They came for Mohandas Gandhi — the Mahatma, leader of the push for Indian independence from the British Raj — early in the morning.
Shortly before, his Indian National Congress party had met to decide whether to approve a plan to rebel, peacefully, against British rule in India, rejecting the U.K.’s proposed plan to give India dominion status — less than complete independence — after World War II came to an end.
When the party voted to approve the “Quit India” resolution, demanding immediate independence and launching a satyagraha civil-disobedience campaign in support of that goal, the British responded by going after Gandhi. As TIME reported, that arrest, though not Gandhi’s first, served as a spark to tip the passive resistance he favored into violent reaction:
As word of the arrest spread, so did the unrest. The British Raj responded by tightening its already strict control.
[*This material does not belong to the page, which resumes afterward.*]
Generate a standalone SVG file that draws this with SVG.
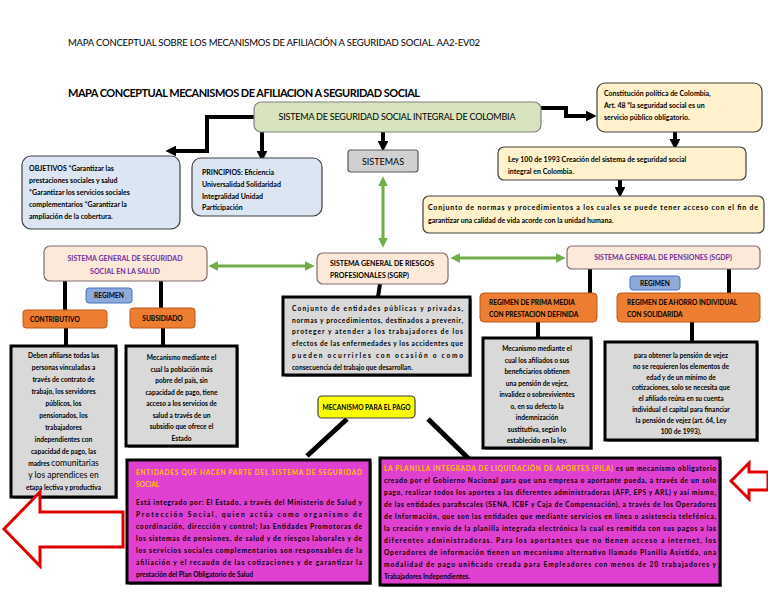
<svg xmlns="http://www.w3.org/2000/svg" width="768" height="594" viewBox="0 0 768 594">
<style>
text{font-family:Lato,"Open Sans","Liberation Sans",sans-serif;fill:#000}
.b{font-weight:bold;font-size:7px}
.s{font-weight:bold;font-size:6.6px}
.c{text-anchor:middle}
.p{fill:#7030a0}
.g{fill:#ffc000}
.cream{fill:#fff2cc;stroke:#404040;stroke-width:1.2}
.blue{fill:#dce6f2;stroke:#404040;stroke-width:1.2}
.peach{fill:#fde9d9;stroke:#7f6f6f;stroke-width:1.2}
.org{fill:#ed7d31;stroke:#b55a1c;stroke-width:1}
.reg{fill:#8eaadb;stroke:#4472c4;stroke-width:1}
.grey{fill:#d9d9d9;stroke:#000;stroke-width:3}
.pink{fill:#df40cf;stroke:#000;stroke-width:3}
.shadow{fill:#8c8c8c}
.k{stroke:#000;stroke-width:4;fill:none}
.ga{stroke:#70ad47;stroke-width:3;fill:none}
.red{fill:#fff;stroke:#e00000;stroke-width:3;stroke-linejoin:miter}
</style>
<defs>
<marker id="ah" viewBox="0 0 10 10" refX="2" refY="5" markerWidth="2.7" markerHeight="2.7" orient="auto" markerUnits="strokeWidth">
<path d="M0,0 L10,5 L0,10 z" fill="#000"/>
</marker>
<marker id="gh" viewBox="0 0 10 10" refX="2" refY="5" markerWidth="3.2" markerHeight="3.2" orient="auto-start-reverse" markerUnits="strokeWidth">
<path d="M0,0 L10,5 L0,10 z" fill="#70ad47"/>
</marker>
</defs>
<rect width="768" height="594" fill="#fff"/>
<text x="68" y="46" style="font-size:9.5px" textLength="412">MAPA CONCEPTUAL SOBRE LOS MECANISMOS DE AFILIACIÓN A SEGURIDAD SOCIAL. AA2-EV02</text>
<text x="68" y="97" style="font-size:11px;font-weight:bold" textLength="352">MAPA CONCEPTUAL MECANISMOS DE AFILIACION A SEGURIDAD SOCIAL</text>

<g id="connectors">
<path class="k" d="M254,117 H207 V151 H174" marker-end="url(#ah)"/>
<path class="k" d="M262,132 V153" marker-end="url(#ah)"/>
<path class="k" d="M383,132 V143" marker-end="url(#ah)"/>
<path class="k" d="M541,108 H566 V116 H588" marker-end="url(#ah)"/>
<path class="k" d="M675,132 V141" marker-end="url(#ah)"/>
<path class="k" d="M620,180 V189" marker-end="url(#ah)"/>
<path class="ga" d="M383,184 V240" marker-start="url(#gh)" marker-end="url(#gh)"/>
<path class="ga" d="M216,266 H307" marker-start="url(#gh)" marker-end="url(#gh)"/>
<path class="ga" d="M458,258 H558" marker-start="url(#gh)" marker-end="url(#gh)"/>
<path class="k" d="M65,281 V310 M161,281 V308 M66,328 V346 M163,328 V346"/>
<path class="k" d="M380,284 L378,297"/>
<path class="k" d="M590,269 V293 M729,269 V293 M538,322 V338 M692,322 V342"/>
<path class="k" style="stroke-width:5" d="M347,419 L307,456"/>
<path class="k" style="stroke-width:5" d="M428,419 L470,460"/>
</g>

<g id="n-sssi">
<rect x="254" y="102" width="287" height="30" rx="7" fill="#d7e4bd" stroke="#7f7f7f" stroke-width="1.2"/>
<text x="397" y="120" class="c" style="font-size:9px" textLength="237">SISTEMA DE SEGURIDAD SOCIAL INTEGRAL DE COLOMBIA</text>
</g>

<g id="n-const">
<rect x="597" y="83" width="165" height="49" rx="8" class="cream"/>
<text x="604" y="96" class="b">Constitución política de Colombia,</text>
<text x="604" y="108" class="b">Art. 48 “la seguridad social es un</text>
<text x="604" y="120" class="b">servicio público obligatorio.</text>
</g>

<g id="n-ley">
<rect x="498" y="147" width="248" height="33" rx="6" class="cream"/>
<text x="508" y="162" class="b">Ley 100 de 1993 Creación del sistema de seguridad social</text>
<text x="508" y="174" class="b">integral en Colombia.</text>
</g>

<g id="n-conjunto">
<rect x="423" y="196" width="341" height="37" rx="6" class="cream"/>
<text x="428" y="210" class="b" textLength="330">Conjunto de normas y procedimientos a los cuales se puede tener acceso con el fin de</text>
<text x="428" y="223" class="b">garantizar una calidad de vida acorde con la unidad humana.</text>
</g>

<g id="n-objetivos">
<rect x="22" y="156" width="158" height="73" rx="9" class="blue"/>
<text x="29" y="171" class="b">OBJETIVOS *Garantizar las</text>
<text x="29" y="183" class="b">prestaciones sociales y salud</text>
<text x="29" y="195" class="b">*Garantizar los servicios sociales</text>
<text x="29" y="207" class="b">complementarios *Garantizar la</text>
<text x="29" y="219" class="b">ampliación de la cobertura.</text>
</g>

<g id="n-principios">
<rect x="192" y="158" width="130" height="58" rx="9" class="blue"/>
<text x="202" y="175" class="b">PRINCIPIOS: Eficiencia</text>
<text x="202" y="187" class="b">Universalidad Solidaridad</text>
<text x="202" y="199" class="b">Integralidad Unidad</text>
<text x="202" y="210" class="b">Participación</text>
</g>

<g id="n-sistemas">
<rect x="348" y="150" width="70" height="22" rx="3" fill="#d0d0d0" stroke="#595959" stroke-width="1.2"/>
<text x="383" y="164.5" class="c" style="font-size:9px">SISTEMAS</text>
</g>

<g id="n-salud">
<rect x="44" y="246" width="163" height="35" rx="6" class="peach"/>
<text x="125" y="261" class="b c p">SISTEMA GENERAL DE SEGURIDAD</text>
<text x="125" y="274" class="b c p">SOCIAL EN LA SALUD</text>
</g>

<g id="n-sgrp">
<rect x="317" y="253" width="131" height="31" rx="6" class="peach"/>
<text x="330" y="266" class="b">SISTEMA GENERAL DE RIESGOS</text>
<text x="330" y="278" class="b">PROFESIONALES (SGRP)</text>
</g>

<g id="n-sgdp">
<rect x="567" y="246" width="193" height="23" rx="5" class="peach"/>
<text x="663" y="260" class="b c p">SISTEMA GENERAL DE PENSIONES (SGDP)</text>
</g>

<g id="n-regimen1">
<rect x="86" y="288" width="46" height="15" rx="3" class="reg"/>
<text x="109" y="298" class="s c">REGIMEN</text>
</g>
<g id="n-contributivo">
<rect x="23" y="310" width="84" height="18" rx="3" class="org"/>
<text x="30" y="321.5" class="s">CONTRIBUTIVO</text>
</g>
<g id="n-subsidiado">
<rect x="130" y="308" width="65" height="20" rx="3" class="org"/>
<text x="162.5" y="320.5" class="s c">SUBSIDIADO</text>
</g>

<g id="n-regimen2">
<rect x="630" y="276" width="50" height="14" rx="3" class="reg"/>
<text x="655" y="285.5" class="s c">REGIMEN</text>
</g>
<g id="n-prima">
<rect x="480" y="293" width="117" height="29" rx="4" class="org"/>
<text x="489" y="305" class="s">REGIMEN DE PRIMA MEDIA</text>
<text x="489" y="317" class="s">CON PRESTACION DEFINIDA</text>
</g>
<g id="n-ahorro">
<rect x="617" y="293" width="143" height="29" rx="4" class="org"/>
<text x="627" y="305" class="s">REGIMEN DE AHORRO INDIVIDUAL</text>
<text x="627" y="317" class="s">CON SOLIDARIDA</text>
</g>

<g id="n-contrib-desc">
<rect x="13" y="348" width="105" height="151" class="shadow"/>
<rect x="11" y="346" width="105" height="151" class="grey"/>
<g class="s c">
<text x="63.5" y="358">Deben afiliarse todas las</text>
<text x="63.5" y="370">personas vinculadas a</text>
<text x="63.5" y="382">través de contrato de</text>
<text x="63.5" y="394">trabajo, los servidores</text>
<text x="63.5" y="406">públicos, los</text>
<text x="63.5" y="418">pensionados, los</text>
<text x="63.5" y="430">trabajadores</text>
<text x="63.5" y="442">independientes con</text>
<text x="63.5" y="454">capacidad de pago, las</text>
<text x="63.5" y="466">madres <tspan style="font-weight:normal;font-size:8.5px">comunitarias</tspan></text>
<text x="63.5" y="478" style="font-weight:normal;font-size:8.5px">y los aprendices en</text>
<text x="63.5" y="490">etapa lectiva y productiva</text>
</g>
</g>

<g id="n-subs-desc">
<rect x="128" y="348" width="111" height="100" class="shadow"/>
<rect x="126" y="346" width="111" height="100" class="grey"/>
<g class="s c">
<text x="181.5" y="360">Mecanismo mediante el</text>
<text x="181.5" y="371.5">cual la población más</text>
<text x="181.5" y="383">pobre del país, sin</text>
<text x="181.5" y="394.5">capacidad de pago, tiene</text>
<text x="181.5" y="406">acceso a los servicios de</text>
<text x="181.5" y="417.5">salud a través de un</text>
<text x="181.5" y="429">subsidio que ofrece el</text>
<text x="181.5" y="440.5">Estado</text>
</g>
</g>

<g id="n-sgrp-desc">
<rect x="285" y="299" width="187" height="78" class="shadow"/>
<rect x="283" y="297" width="187" height="78" class="grey"/>
<g class="s">
<text x="292" y="311" textLength="171">Conjunto de entidades públicas y privadas,</text>
<text x="292" y="322.7" textLength="171">normas y procedimientos, destinados a prevenir,</text>
<text x="292" y="334.4" textLength="171">proteger y atender a los trabajadores de los</text>
<text x="292" y="346.1" textLength="171">efectos de las enfermedades y los accidentes que</text>
<text x="292" y="357.8" textLength="171">pueden ocurrirles con ocasión o como</text>
<text x="292" y="369.5">consecuencia del trabajo que desarrollan.</text>
</g>
</g>

<g id="n-prima-desc">
<rect x="485" y="340" width="108" height="110" class="shadow"/>
<rect x="483" y="338" width="108" height="110" class="grey"/>
<g class="s c">
<text x="537" y="351">Mecanismo mediante el</text>
<text x="537" y="362.5">cual los afiliados o sus</text>
<text x="537" y="374">beneficiarios obtienen</text>
<text x="537" y="385.5">una pensión de vejez,</text>
<text x="537" y="397">invalidez o sobrevivientes</text>
<text x="537" y="408.5">o, en su defecto la</text>
<text x="537" y="420">indemnización</text>
<text x="537" y="431.5">sustitutiva, según lo</text>
<text x="537" y="443">establecido en la ley.</text>
</g>
</g>

<g id="n-ahorro-desc">
<rect x="607" y="344" width="152" height="98" class="shadow"/>
<rect x="605" y="342" width="152" height="98" class="grey"/>
<g class="s c">
<text x="681" y="358">para obtener la pensión de vejez</text>
<text x="681" y="368.8">no se requieren los elementos de</text>
<text x="681" y="379.6">edad y de un mínimo de</text>
<text x="681" y="390.4">cotizaciones, solo se necesita que</text>
<text x="681" y="401.2">el afiliado reúna en su cuenta</text>
<text x="681" y="412">individual el capital para financiar</text>
<text x="681" y="422.8">la pensión de vejez (art. 64, Ley</text>
<text x="681" y="433.6">100 de 1993).</text>
</g>
</g>

<g id="n-mecanismo">
<rect x="318" y="396" width="97" height="22" rx="4" fill="#ffff00" stroke="#404040" stroke-width="1.2"/>
<text x="366.5" y="410" class="s c">MECANISMO PARA EL PAGO</text>
</g>

<g id="n-entidades">
<rect x="129" y="462" width="243" height="123" class="shadow"/>
<rect x="127" y="460" width="243" height="123" class="pink"/>
<g class="s">
<text x="136" y="475" class="g" textLength="226">ENTIDADES QUE HACEN PARTE DEL SISTEMA DE SEGURIDAD</text>
<text x="136" y="487" class="g">SOCIAL</text>
<text x="136" y="505" textLength="226">Está integrado por: El Estado, a través del Ministerio de Salud y</text>
<text x="136" y="517" textLength="226">Protección Social, quien actúa como organismo de</text>
<text x="136" y="529" textLength="226">coordinación, dirección y control; las Entidades Promotoras de</text>
<text x="136" y="541" textLength="226">los sistemas de pensiones, de salud y de riesgos laborales y de</text>
<text x="136" y="553" textLength="226">los servicios sociales complementarios son responsables de la</text>
<text x="136" y="565" textLength="226">afiliación y el recaudo de las cotizaciones y de garantizar la</text>
<text x="136" y="577">prestación del Plan Obligatorio de Salud</text>
</g>
</g>

<g id="n-pila">
<rect x="382" y="460" width="340" height="127" class="shadow"/>
<rect x="380" y="458" width="340" height="127" class="pink"/>
<g class="s">
<text x="384" y="471" textLength="332"><tspan class="g">LA PLANILLA INTEGRADA DE LIQUIDACIÓN DE APORTES (PILA)</tspan> es un mecanismo obligatorio</text>
<text x="384" y="483" textLength="332">creado por el Gobierno Nacional para que una empresa o aportante pueda, a través de un solo</text>
<text x="384" y="495" textLength="332">pago, realizar todos los aportes a las diferentes administradoras (AFP, EPS y ARL) y así mismo,</text>
<text x="384" y="507" textLength="332">de las entidades parafiscales (SENA, ICBF y Caja de Compensación), a través de los Operadores</text>
<text x="384" y="519" textLength="332">de Información, que son las entidades que mediante servicios en línea o asistencia telefónica,</text>
<text x="384" y="531" textLength="332">la creación y envío de la planilla integrada electrónica la cual es remitida con sus pagos a las</text>
<text x="384" y="543" textLength="332">diferentes administradoras. Para los aportantes que no tienen acceso a internet, los</text>
<text x="384" y="555" textLength="332">Operadores de información tienen un mecanismo alternativo llamado Planilla Asistida, una</text>
<text x="384" y="567" textLength="332">modalidad de pago unificado creada para Empleadores con menos de 20 trabajadores y</text>
<text x="384" y="579">Trabajadores Independientes.</text>
</g>
</g>

<path class="red" d="M4,529 L40,492 L40,512 L123,512 L123,547 L40,547 L40,566 Z"/>
<path class="red" d="M731,481 L749,463 L749,472 L768,472 L768,490 L749,490 L749,499 Z"/>
</svg>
Gandhi was accused — with the help of documents that had been seized from the Congress party headquarters — of supporting the Japanese in the war, while his supporters claimed that those documents had been “misinterpreted.”
Meanwhile, the rest of the world — particularly the U.S., at that moment an important ally of the U.K. but also naturally predisposed to support colonial rebellion against that ally — watched warily. (Gandhi was released in 1944, from what would be his last stint in prison. He died in 1948.) Decades later however, when Gandhi was included in TIME’s “Person of the Century” issue, the magazine noted that the world would eventually fully take the Mahatma’s side.
“It may be that this most Indian of leaders, revered as Bapuji, or Father of the Nation, means more now to the world at large,” the story noted. “Foreigners don’t have to wrestle with the confusion Indians feel today as they judge whether their nation has kept faith with his vision. For the rest of us, his image offers something much simpler — a shining set of ideals to emulate. Individual freedom. Political liberty. Social justice. Nonviolent protest. Passive resistance. Religious tolerance. His work and his spirit awakened the 20th century to ideas that serve as a moral beacon for all epochs.”